FTI Vaccination Playbook: Navigating the Complexities with Data and EmpathyDownload a PDF of this article
As COVID-19 vaccinations become more accessible, C-suite executives around the globe are racing to assess liability, define policy and answer an onslaught of questions from employees. For many, widespread vaccination acceptance unlocks opportunity to bring more employees back to the workplace and define the next normal, but the legal questions are complicated, and while many experts agree vaccination can be required, it’s not clear that they should be required in all instances.
The good news is that willingness to be vaccinated is increasing. In October 2020, a CNN poll¹ found that just 51 percent of Americans would choose to be vaccinated if presented with the opportunity. By January 2021², that number had risen to 66 percent.
That said, there is still a significant gap to be bridged to achieve herd immunity within the workplace, and that gap is even more pronounced within certain groups. Just 60 percent of people of color said they would be vaccinated (compared to 70 percent of white respondents), only 59 percent of people making less than $50,000 per year would be vaccinated (compared with 71 percent of those making greater than $50,000 per year) and just 56 percent of people under 45 would be vaccinated (compared with 70 percent of people 45 and older).
Considering the very personal and emotional context of the coronavirus and its vaccines, it should be assumed that employee perceptions and beliefs will vary considerably and many employees will not feel safe returning to the workplace until herd immunity is reached. Employers who hope to encourage vaccination for the benefit of broader health and wellness goals will be required to launch a carefully considered campaign to increase confidence and comfort levels in those who are hesitant.
FTI Consulting’s Vaccine Playbook helps employers accelerate adoption through a series of communications and engagement strategies appealing to both the rational and emotional elements of this ongoing debate:
Primary Perception Research
While it may be tempting to handle vaccination as a matter of compliance, the debate is much more nuanced and emotionally charged than other compliance-related topics. Lives have been lost, many groups continue to feel underrepresented in the data, vaccination may be at odds with some religious beliefs and people are being asked to make decisions without knowing the long-term implications. It is therefore important to begin any vaccination campaign with a thorough understanding of employee perceptions, concerns and intentions by sub-group,
so the appropriate strategies can be mapped to each location and team.
Government Guidelines Inventory
Employees are flooded with information from local, state and national governments, health authorities and the media – and it is important that leaders and influencers involved in vaccination campaigns are prepared to provide reliable guidance and address the inevitable questions that result. Translating rapidly changing, complex political and regulatory standards will be essential to making the right decisions regarding employee safety, maintaining trust and ensuring that all vaccination-related collateral is appropriately tailored for local audiences.
The right external and internal influencers can be powerful motivators among those who continue to have reservations about the safety or efficacy of vaccines, but it is clear that strict hierarchies will not motivate the desired action in all instances.
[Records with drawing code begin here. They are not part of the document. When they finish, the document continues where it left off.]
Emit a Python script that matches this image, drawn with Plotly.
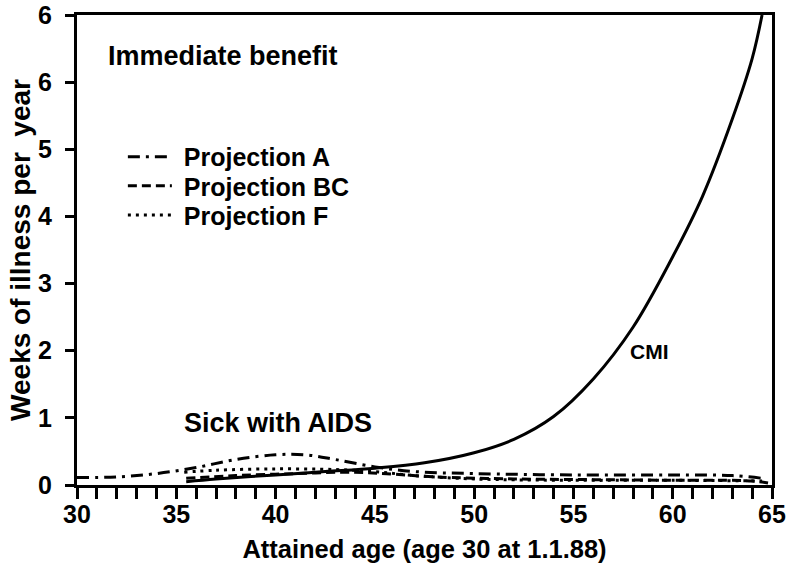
import plotly.graph_objects as go

# CMI standard sickness (weeks of illness per year by attained age)
cmi_age = [35.5, 37, 40, 42.5, 45, 47.5, 50, 52, 54, 56, 58, 60, 61.5, 63, 64, 64.5]
cmi_val = [0.05, 0.09, 0.15, 0.20, 0.25, 0.33, 0.48, 0.68, 1.02, 1.58, 2.35, 3.40, 4.30, 5.45, 6.35, 7.0]

# Sick with AIDS, by projection
a_age = [30, 32, 34, 36, 38, 40, 41.5, 43, 45, 47, 50, 55, 60, 63, 64.5]
a_val = [0.11, 0.12, 0.17, 0.26, 0.38, 0.45, 0.45, 0.38, 0.27, 0.20, 0.17, 0.15, 0.15, 0.14, 0.10]

bc_age = [35.5, 38, 41, 44, 46, 48, 52, 56, 60, 64, 64.8]
bc_val = [0.10, 0.14, 0.17, 0.19, 0.16, 0.12, 0.09, 0.08, 0.07, 0.06, 0.03]

f_age = [35.4, 37, 40, 43, 45, 47, 50, 55, 60, 64.5]
f_val = [0.19, 0.22, 0.24, 0.23, 0.20, 0.14, 0.09, 0.07, 0.07, 0.06]

x_ticks = list(range(30, 66))
x_labels = [str(v) if v % 5 == 0 else "" for v in x_ticks]
y_ticks = [0, 1, 2, 3, 4, 5, 6, 7]
y_labels = ["0", "1", "2", "3", "4", "5", "6", "6"]

FONT = "Liberation Sans, Arial, Helvetica, sans-serif"
LW = 3
GAP = "\u00a0"  # a little extra room between legend sample and label

fig = go.Figure()
fig.add_trace(go.Scatter(x=cmi_age, y=cmi_val, mode="lines", showlegend=False,
                         line=dict(color="black", width=LW, shape="spline")))
fig.add_trace(go.Scatter(x=a_age, y=a_val, mode="lines", name=GAP + "Projection A", legend="legend",
                         line=dict(color="black", width=LW, dash="12px,6px,3px,6px", shape="spline")))
fig.add_trace(go.Scatter(x=bc_age, y=bc_val, mode="lines", name=GAP + "Projection BC", legend="legend2",
                         line=dict(color="black", width=LW, dash="9px,5px", shape="spline")))
fig.add_trace(go.Scatter(x=f_age, y=f_val, mode="lines", name=GAP + "Projection F", legend="legend3",
                         line=dict(color="black", width=LW, dash="3px,5px", shape="spline")))

# one legend box per projection so the rows sit close together
leg_common = dict(x=0.066, xanchor="left", yanchor="middle", bgcolor="rgba(0,0,0,0)",
                  font=dict(size=25, weight="bold"), itemwidth=44)

fig.update_layout(
    width=788, height=574,
    margin=dict(l=77, r=16, t=15, b=89),
    paper_bgcolor="white", plot_bgcolor="white",
    font=dict(family=FONT, color="black", size=20, weight="bold"),
    legend=dict(y=0.698, **leg_common),
    legend2=dict(y=0.636, **leg_common),
    legend3=dict(y=0.574, **leg_common),
    xaxis=dict(range=[30, 65], tickmode="array", tickvals=x_ticks, ticktext=x_labels,
               ticks="outside", ticklen=11, tickwidth=3, tickcolor="black",
               showline=True, linewidth=3, linecolor="black", mirror=True,
               showgrid=False, zeroline=False, ticklabelstandoff=-6, automargin=False,
               tickfont=dict(size=25, weight="bold"),
               title=dict(text="Attained age (age 30 at 1.1.88)",
                          font=dict(size=25.5, weight="bold"), standoff=14)),
    yaxis=dict(range=[0, 7], tickmode="array", tickvals=y_ticks, ticktext=y_labels,
               ticks="outside", ticklen=9, tickwidth=3, tickcolor="black",
               showline=True, linewidth=3, linecolor="black", mirror=True,
               showgrid=False, zeroline=False, ticklabelstandoff=8, automargin=False,
               tickfont=dict(size=25, weight="bold"),
               title=dict(text="Weeks of illness per  year",
                          font=dict(size=28, weight="bold"), standoff=0)),
    annotations=[
        dict(x=0.042, y=0.912, xref="paper", yref="paper", xanchor="left", yanchor="middle",
             text="Immediate benefit", showarrow=False, font=dict(size=27, weight="bold")),
        dict(x=0.151, y=0.132, xref="paper", yref="paper", xanchor="left", yanchor="middle",
             text="Sick with AIDS", showarrow=False, font=dict(size=27, weight="bold")),
        dict(x=0.793, y=0.283, xref="paper", yref="paper", xanchor="left", yanchor="middle",
             text="CMI", showarrow=False, font=dict(size=21, weight="bold")),
    ],
)

fig.write_html("out.html")
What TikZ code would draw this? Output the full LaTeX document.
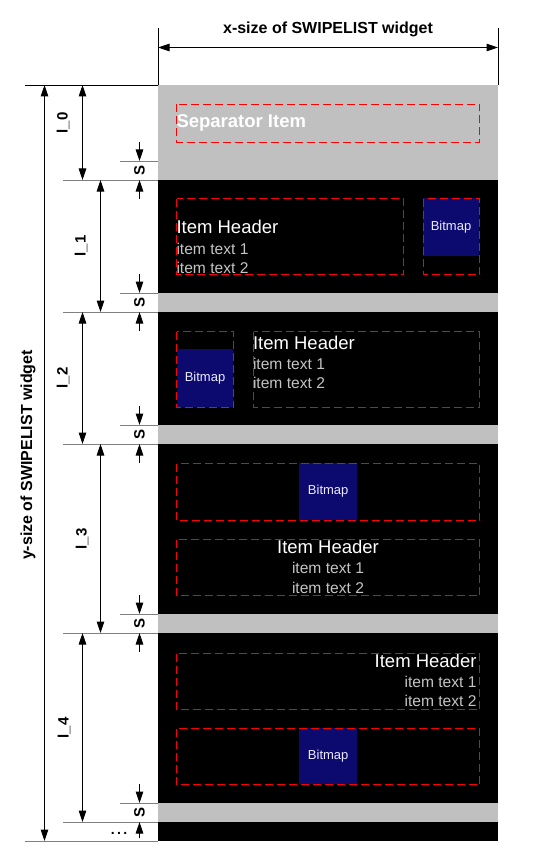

Leaders who race to spotlight their own vaccinations may be perceived as jumping the line, even as resistors wait to hear from people who are in more similar circumstances. This
is why it is critical to understand both internal and external networks of influence at the start of the campaign and to build mutually beneficial relationships with health experts, community leaders and other highly regarded local personalities to maximize impact.
An effective communications, engagement and content strategy begins with a consistent narrative that is tailored to the concerns and motivators cited by each employee subgroup and brought to life through a number of channels. Strategies should include a mix of push and pull communications tactics and enable leaders to manage through potentially controversial situations. A decision not to be vaccinated may be perceived by some as putting the lives of others in jeopardy, while those who have made a personal decision to abstain from the vaccine may feel pressured or discriminated against.
Consistency will be critical given the legal considerations in play, but successful implementation will be dictated by local nuances related to job responsibilities, employee demographics, vaccine availability, local guidance and cultural sensitivities. It is therefore essential that local leaders are equipped and empowered to adapt messages for their teams with regular content updates and training.
Monitoring & Measurement
While it is always tempting to measure communications outputs, the most important metrics for vaccination campaigns focus on impact (e.g., favorable changes in perceptions of the vaccine and its efficacy) and outcomes (e.g., the number of employees who choose to be vaccinated and the corresponding impact on reported COVID cases and/or exposure-related absences). Multiple feedback mechanisms will ensure employers are able to identify, understand and address areas of resistance to improve outcomes over time.
If encouraging vaccine uptake is your goal, a successful communications campaign will rest on listening, empathy, transparency, segmenting your audience and staying in command of an array of variables.